Findings on Fraud Claims
Despite upholding the jury's findings on breach of contract and bad faith, the court found insufficient evidence to support Griffith's fraud claims against USAA. The court noted that to establish fraud, Griffith needed to demonstrate reliance on USAA's misrepresentations, which he failed to do. Griffith contested USAA's findings and sought additional estimates, actions that undermined any claim of justifiable reliance on USAA's purported misrepresentations. The court observed that Griffith had not proven that USAA knowingly made false representations or that he relied on such representations when submitting his insurance claim. As a result, the court concluded that the jury's findings related to fraud were not supported by the necessary evidentiary requirements, leading to a reversal of the fraud-related damages.
Conclusion of the Court
The court's decision in USAA Texas Lloyd's Company v.
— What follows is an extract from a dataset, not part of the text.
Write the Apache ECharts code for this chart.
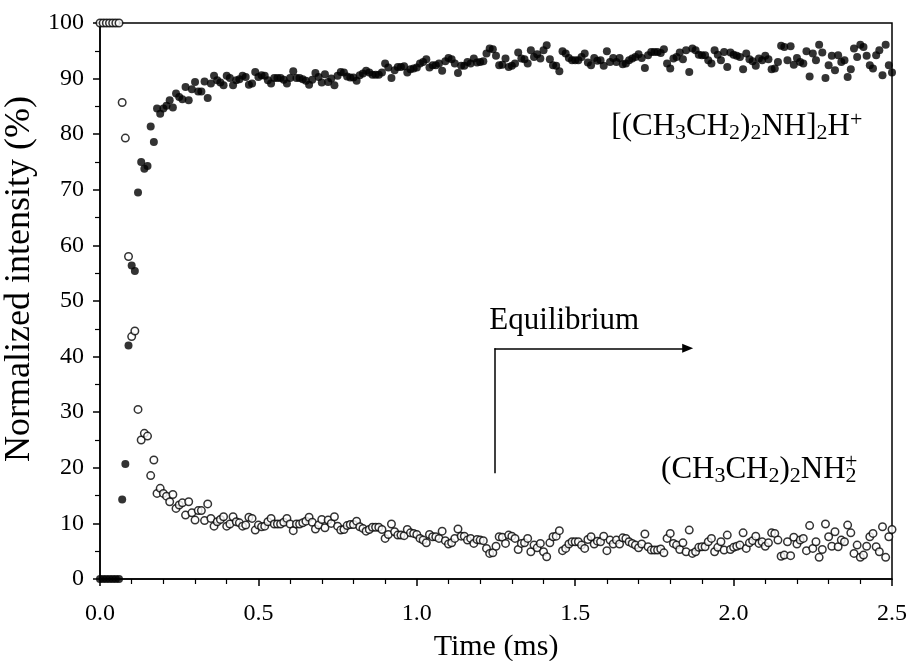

Griffith highlighted the insurer's obligations to conduct reasonable investigations and fulfill contractual duties to policyholders. It affirmed the jury's findings of breach of contract and bad faith, emphasizing the importance of thorough and unbiased assessments in the insurance claims process. However, the court also underscored the necessity of clear evidence for fraud claims, ultimately reversing the jury's fraud-related awards due to Griffith's failure to establish reliance on USAA's alleged misrepresentations. The court's rulings reinforced the legal standards governing insurance practices and the expectations for both insurers and insureds in the context of claim resolutions.